* YOUR TASK: It is required that the lines from the top of the listing through the line with "['circle', 'triangle', 'plus', 'cross', 'diamond'];" be reproduced exactly, excluding pictures.

....

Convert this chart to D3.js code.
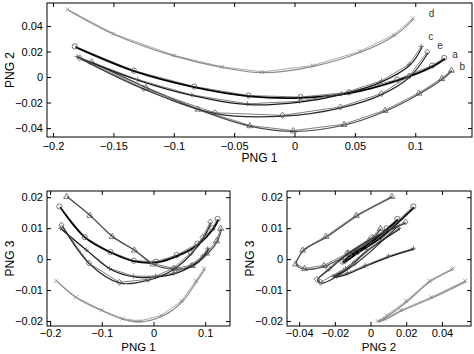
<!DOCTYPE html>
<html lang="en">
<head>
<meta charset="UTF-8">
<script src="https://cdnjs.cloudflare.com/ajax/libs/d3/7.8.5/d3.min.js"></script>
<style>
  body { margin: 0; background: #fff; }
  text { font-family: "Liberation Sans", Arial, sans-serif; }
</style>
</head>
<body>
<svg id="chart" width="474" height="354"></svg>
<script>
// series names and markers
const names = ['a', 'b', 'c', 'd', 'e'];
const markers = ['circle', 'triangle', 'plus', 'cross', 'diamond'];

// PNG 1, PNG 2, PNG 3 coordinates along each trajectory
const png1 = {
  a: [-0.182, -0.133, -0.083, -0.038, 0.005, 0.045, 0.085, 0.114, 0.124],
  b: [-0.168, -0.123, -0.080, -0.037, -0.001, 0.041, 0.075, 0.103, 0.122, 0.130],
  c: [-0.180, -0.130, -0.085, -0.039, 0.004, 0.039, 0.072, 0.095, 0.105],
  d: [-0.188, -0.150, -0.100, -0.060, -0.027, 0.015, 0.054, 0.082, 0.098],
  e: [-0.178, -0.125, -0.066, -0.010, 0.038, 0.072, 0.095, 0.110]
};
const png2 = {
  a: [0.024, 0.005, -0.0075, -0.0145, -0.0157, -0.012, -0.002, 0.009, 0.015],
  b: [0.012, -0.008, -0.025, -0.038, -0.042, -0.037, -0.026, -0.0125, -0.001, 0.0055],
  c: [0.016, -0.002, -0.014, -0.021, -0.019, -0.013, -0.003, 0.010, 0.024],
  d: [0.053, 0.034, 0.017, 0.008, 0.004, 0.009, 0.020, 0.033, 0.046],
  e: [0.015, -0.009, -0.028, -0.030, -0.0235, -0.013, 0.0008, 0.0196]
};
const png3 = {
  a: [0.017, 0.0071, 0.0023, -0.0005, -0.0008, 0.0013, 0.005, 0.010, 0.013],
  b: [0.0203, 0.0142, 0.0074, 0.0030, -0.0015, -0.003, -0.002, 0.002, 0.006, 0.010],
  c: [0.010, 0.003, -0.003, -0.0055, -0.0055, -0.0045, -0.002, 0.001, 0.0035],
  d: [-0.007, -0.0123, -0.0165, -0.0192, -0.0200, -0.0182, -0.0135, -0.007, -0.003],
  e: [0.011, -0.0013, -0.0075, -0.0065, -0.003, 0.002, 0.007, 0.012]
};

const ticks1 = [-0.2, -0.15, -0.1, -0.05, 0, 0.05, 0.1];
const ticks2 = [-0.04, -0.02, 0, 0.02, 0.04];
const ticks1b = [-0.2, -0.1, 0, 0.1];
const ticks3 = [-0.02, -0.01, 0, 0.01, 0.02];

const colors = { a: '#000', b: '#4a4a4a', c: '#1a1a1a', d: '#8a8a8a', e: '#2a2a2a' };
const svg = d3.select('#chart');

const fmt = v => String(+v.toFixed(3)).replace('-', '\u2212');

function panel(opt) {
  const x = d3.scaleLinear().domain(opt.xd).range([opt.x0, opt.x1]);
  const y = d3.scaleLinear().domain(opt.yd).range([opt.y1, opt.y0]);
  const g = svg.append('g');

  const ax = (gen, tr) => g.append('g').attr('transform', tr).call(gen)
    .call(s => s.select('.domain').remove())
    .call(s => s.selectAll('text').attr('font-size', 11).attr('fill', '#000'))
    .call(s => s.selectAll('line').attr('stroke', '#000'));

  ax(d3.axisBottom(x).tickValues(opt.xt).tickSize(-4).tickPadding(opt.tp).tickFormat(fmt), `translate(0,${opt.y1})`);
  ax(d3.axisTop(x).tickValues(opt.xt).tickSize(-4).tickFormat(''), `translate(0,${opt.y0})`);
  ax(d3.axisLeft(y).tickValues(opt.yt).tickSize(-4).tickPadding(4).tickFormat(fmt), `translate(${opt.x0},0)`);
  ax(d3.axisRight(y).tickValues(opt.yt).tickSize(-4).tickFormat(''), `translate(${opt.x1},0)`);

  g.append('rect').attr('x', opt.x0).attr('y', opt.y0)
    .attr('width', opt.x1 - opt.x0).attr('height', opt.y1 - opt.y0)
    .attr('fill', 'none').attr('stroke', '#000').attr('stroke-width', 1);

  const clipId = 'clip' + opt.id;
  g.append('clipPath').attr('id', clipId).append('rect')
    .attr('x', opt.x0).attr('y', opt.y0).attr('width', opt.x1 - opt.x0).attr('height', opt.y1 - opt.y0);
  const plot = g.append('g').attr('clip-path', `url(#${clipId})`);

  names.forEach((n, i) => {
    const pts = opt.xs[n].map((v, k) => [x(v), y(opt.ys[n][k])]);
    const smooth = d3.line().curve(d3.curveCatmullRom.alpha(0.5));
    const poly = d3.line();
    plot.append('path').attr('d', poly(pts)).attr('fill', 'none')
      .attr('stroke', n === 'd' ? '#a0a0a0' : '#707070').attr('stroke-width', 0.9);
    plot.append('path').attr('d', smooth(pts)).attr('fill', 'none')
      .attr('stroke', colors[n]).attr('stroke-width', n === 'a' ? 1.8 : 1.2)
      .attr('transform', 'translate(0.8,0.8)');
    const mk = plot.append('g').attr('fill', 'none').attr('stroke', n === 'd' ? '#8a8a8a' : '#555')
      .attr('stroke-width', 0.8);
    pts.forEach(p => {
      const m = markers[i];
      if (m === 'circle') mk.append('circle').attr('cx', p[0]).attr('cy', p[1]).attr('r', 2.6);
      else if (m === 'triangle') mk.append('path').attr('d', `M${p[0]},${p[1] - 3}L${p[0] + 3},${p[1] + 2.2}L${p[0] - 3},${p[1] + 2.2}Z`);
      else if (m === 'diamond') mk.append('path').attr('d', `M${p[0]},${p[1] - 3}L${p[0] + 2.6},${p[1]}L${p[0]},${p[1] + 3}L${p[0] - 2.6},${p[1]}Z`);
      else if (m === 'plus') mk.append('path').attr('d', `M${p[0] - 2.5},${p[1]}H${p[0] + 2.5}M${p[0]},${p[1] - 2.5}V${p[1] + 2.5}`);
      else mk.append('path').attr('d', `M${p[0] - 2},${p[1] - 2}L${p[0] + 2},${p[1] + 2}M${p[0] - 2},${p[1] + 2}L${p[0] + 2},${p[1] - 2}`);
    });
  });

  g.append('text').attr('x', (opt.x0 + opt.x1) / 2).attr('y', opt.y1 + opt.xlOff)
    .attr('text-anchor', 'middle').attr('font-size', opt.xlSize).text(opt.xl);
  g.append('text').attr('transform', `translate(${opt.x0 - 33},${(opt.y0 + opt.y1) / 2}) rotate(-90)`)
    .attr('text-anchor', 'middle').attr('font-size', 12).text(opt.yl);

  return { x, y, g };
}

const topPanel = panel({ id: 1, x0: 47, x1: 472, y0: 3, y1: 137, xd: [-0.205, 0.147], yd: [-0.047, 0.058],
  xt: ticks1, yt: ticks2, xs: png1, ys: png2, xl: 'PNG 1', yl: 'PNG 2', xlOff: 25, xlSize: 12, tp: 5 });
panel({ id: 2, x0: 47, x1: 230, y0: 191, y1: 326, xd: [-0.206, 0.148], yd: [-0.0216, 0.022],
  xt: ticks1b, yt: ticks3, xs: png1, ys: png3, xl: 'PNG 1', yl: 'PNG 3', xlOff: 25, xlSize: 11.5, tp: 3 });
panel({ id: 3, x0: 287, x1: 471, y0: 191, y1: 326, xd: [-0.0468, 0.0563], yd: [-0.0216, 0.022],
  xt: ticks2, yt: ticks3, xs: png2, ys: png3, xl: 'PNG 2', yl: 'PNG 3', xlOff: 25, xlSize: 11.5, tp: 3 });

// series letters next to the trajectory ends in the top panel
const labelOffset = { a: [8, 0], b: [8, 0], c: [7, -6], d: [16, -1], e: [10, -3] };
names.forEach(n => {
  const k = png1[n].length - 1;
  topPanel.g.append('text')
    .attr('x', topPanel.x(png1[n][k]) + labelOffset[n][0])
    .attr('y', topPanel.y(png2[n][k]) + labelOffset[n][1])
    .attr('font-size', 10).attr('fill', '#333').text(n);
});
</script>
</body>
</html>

....

* FULL OUTPUT:
Convert this chart to D3.js code.
<!DOCTYPE html>
<html lang="en">
<head>
<meta charset="UTF-8">
<script src="https://cdnjs.cloudflare.com/ajax/libs/d3/7.8.5/d3.min.js"></script>
<style>
  body { margin: 0; background: #fff; }
  text { font-family: "Liberation Sans", Arial, sans-serif; }
</style>
</head>
<body>
<svg id="chart" width="474" height="354"></svg>
<script>
// series names and markers
const names = ['a', 'b', 'c', 'd', 'e'];
const markers = ['circle', 'triangle', 'plus', 'cross', 'diamond'];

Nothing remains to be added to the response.